If there were one baseball player out there whose style of play most compared to the way John Lee approaches his music, who might that be? He thought about it. Usually, 75-year old Dodgers fans will tell you about The Duke, maybe Pee Wee or Jackie Robinson. But John Lee is as rooted in today as anyone you’re likely to meet.
“That’s a tough question,” he said, enjoying the game.
“But I’d guess I’d have to say (Mike) Piazza. He don’t mess around and there ain’t a whole lot of wasted motion there. And he’s good.”
Damn good. Probably the best catcher to come along since Hall of Famer Johnny Bench. Even Giants fans have to give Piazza his due. It’s a perfect fit. Now John Lee is reveling in his Dodgers: Karros, Mondesi, Wallach and
“that Japanese guy, Nomo. Have you seen him? Where did they find him?”
Hideo Nomo damn near tossed a no-hitter at the Giants this year, the only hit a ground ball into the hole at shortstop that Royce Clayton barely beat out. If Dusty Baker hadn’t sent the runner on first base, there would have been an easy force out at second base and Nomo would likely have had his no-hitter.
Nomo’s pitching motion is unique, his arms coming high over his head to the point where his shoulders seem to become disjointed behind his back. It’s herky-jerky taken to the furthest extreme. John Lee Hooker sits in his leather chair, turns sideways and starts imitating the Hideo Nomo pitching motion, damn near disjointing his shoulders behind his back. I can see it now: “Sorry about that festival gig, but I dislocated my shoulder showing some reporter Nomo’s motion.” But John Lee has it down, fluid, graceful, a picture perfect imitation – and he knows it.
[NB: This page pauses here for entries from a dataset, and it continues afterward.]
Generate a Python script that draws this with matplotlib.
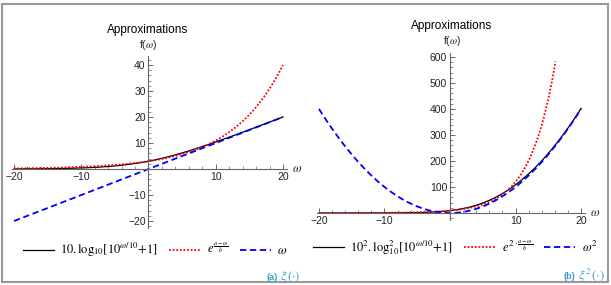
import numpy as np
import matplotlib
matplotlib.use("Agg")
import matplotlib.pyplot as plt
from matplotlib.patches import Rectangle
from matplotlib.ticker import MultipleLocator

plt.rcParams['font.family'] = ['Liberation Sans', 'DejaVu Sans']
plt.rcParams['mathtext.fontset'] = 'stix'

# parameters of the exponential approximation
a = 8.48
b = 7.72
omega = np.linspace(-20, 20, 801)

xi_exact = 10 * np.log10(10 ** (omega / 10) + 1)
xi_exp = np.exp((a + omega) / b)
xi_lin = omega

red_cap = 585  # red curve of panel (b) leaves the plot range here

x_ticks = [-20, -10, 10, 20]
y_ticks_a = [-20, -10, 10, 20, 30, 40]
y_ticks_b = [100, 200, 300, 400, 500, 600]

labels_a = [r'$10.\mathrm{log}_{10}[10^{\omega/10}{+}1]$',
            r'$e^{\frac{a-\omega}{b}}$',
            r'$\omega$']
labels_b = [r'$10^2.\mathrm{log}_{10}^2[10^{\omega/10}{+}1]$',
            r'$e^{2\cdot\frac{a-\omega}{b}}$',
            r'$\omega^2$']

W, H = 611, 285
fig = plt.figure(figsize=(W / 100, H / 100), dpi=100)
fig.patch.set_facecolor('white')


def px_axes(x0, x1, y0, y1):
    # y0 = top pixel, y1 = bottom pixel
    return fig.add_axes([x0 / W, 1 - y1 / H, (x1 - x0) / W, (y1 - y0) / H])


def style(ax, xlim, ylim, yticks, yminor):
    ax.set_xlim(*xlim)
    ax.set_ylim(*ylim)
    for s in ['top', 'right']:
        ax.spines[s].set_visible(False)
    for s in ['left', 'bottom']:
        ax.spines[s].set_position('zero')
        ax.spines[s].set_color('#666666')
        ax.spines[s].set_linewidth(0.8)
    ax.set_xticks(x_ticks)
    ax.set_yticks(yticks)
    ax.xaxis.set_minor_locator(MultipleLocator(2))
    ax.yaxis.set_minor_locator(MultipleLocator(yminor))
    ax.tick_params(which='both', direction='in', colors='#666666',
                   labelcolor='#222222', labelsize=7.5, pad=2)
    ax.tick_params(which='major', length=3.5, width=0.7)
    ax.tick_params(which='minor', length=2, width=0.5)
    ax.patch.set_alpha(0)


def caption(x, y, tag, sym):
    cap = '#3a9bd0'
    t = fig.text(x / W, 1 - y / H, sym, fontsize=9,
                 color=cap, ha='right', va='center')
    # bold tag placed just left of the symbol
    fig.add_artist(plt.Annotation(tag, xy=(0, 0.45), xycoords=t,
                                  xytext=(-2, 0), textcoords='offset points',
                                  fontsize=6.5, color=cap, fontweight='bold',
                                  ha='right', va='center'))


leg_kw = dict(loc='center', ncol=3, frameon=False, fontsize=9,
              handlelength=2.5, columnspacing=0.9, handletextpad=0.5)

# panel (a)
ax1 = px_axes(12, 287, 56, 227.5)
style(ax1, (-20.3, 20.6), (-22.5, 43.5), y_ticks_a, 2)
l1, = ax1.plot(omega, xi_exact, color='black', lw=0.9)
l2, = ax1.plot(omega, xi_exp, color='red', lw=1.3, ls=(0, (1, 1)))
l3, = ax1.plot(omega, xi_lin, color='blue', lw=1.3, ls=(0, (3.5, 2)))
ax1.text(1.02, 22.5 / 66, r'$\omega$', transform=ax1.transAxes,
         fontsize=9, va='center', ha='left', color='#222222')
fig.text(148 / W, 1 - 45 / H, r'f($\omega$)', fontsize=7.5,
         ha='center', va='center', color='#222222')
fig.text(148 / W, 1 - 30 / H, 'Approximations', fontsize=8.5,
         ha='center', va='center', color='black')

# panel (b)
ax2 = px_axes(317, 585, 53, 220)
style(ax2, (-20.3, 20.6), (-27, 615), y_ticks_b, 20)
red_b = np.where(xi_exp ** 2 <= red_cap, xi_exp ** 2, np.nan)
m1, = ax2.plot(omega, xi_exact ** 2, color='black', lw=0.9)
m2, = ax2.plot(omega, red_b, color='red', lw=1.3, ls=(0, (1, 1)))
m3, = ax2.plot(omega, xi_lin ** 2, color='blue', lw=1.3, ls=(0, (3.5, 2)))
ax2.text(1.02, 27 / 642, r'$\omega$', transform=ax2.transAxes,
         fontsize=9, va='center', ha='left', color='#222222')
fig.text(452 / W, 1 - 41 / H, r'f($\omega$)', fontsize=7.5,
         ha='center', va='center', color='#222222')
fig.text(452 / W, 1 - 26 / H, 'Approximations', fontsize=8.5,
         ha='center', va='center', color='black')

# legends
fig.legend([l1, l2, l3], labels_a, bbox_to_anchor=(155 / W, 1 - 250 / H),
           **leg_kw)
fig.legend([m1, m2, m3], labels_b, bbox_to_anchor=(455 / W, 1 - 248 / H),
           **leg_kw)

# captions
caption(301, 277, '(a)', r'$\xi\,(\cdot)$')
caption(605, 276, '(b)', r'$\xi^2\,(\cdot)$')

# outer frame
fig.add_artist(Rectangle((2 / W, 1 - 282 / H), 606 / W, 278 / H,
                         transform=fig.transFigure, fill=False,
                         edgecolor='#999999', lw=1.5))

fig.savefig('out.png', dpi=100)
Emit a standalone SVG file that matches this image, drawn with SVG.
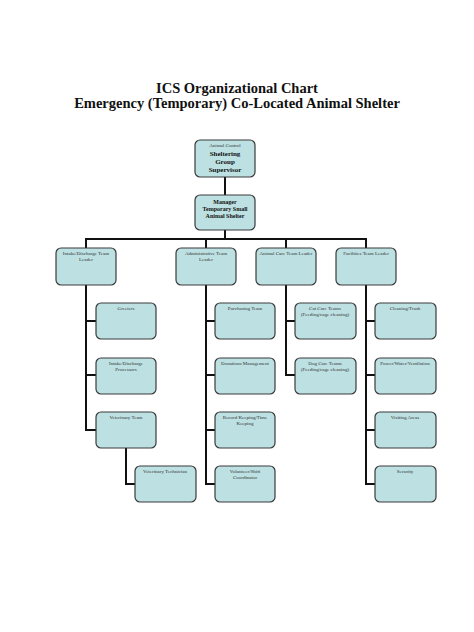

Sitting back and laughing, John Lee Hooker forgets about the Caddy, the insurance company, the police he needs to get back to. In that moment, it’s clear why Hooker has lived as long as he has – besides having a rock-solid constitution. He has fun. Like every day. For a guy whose name is synonymous with the blues, who essentially is the blues, John Lee Hooker is one happy man.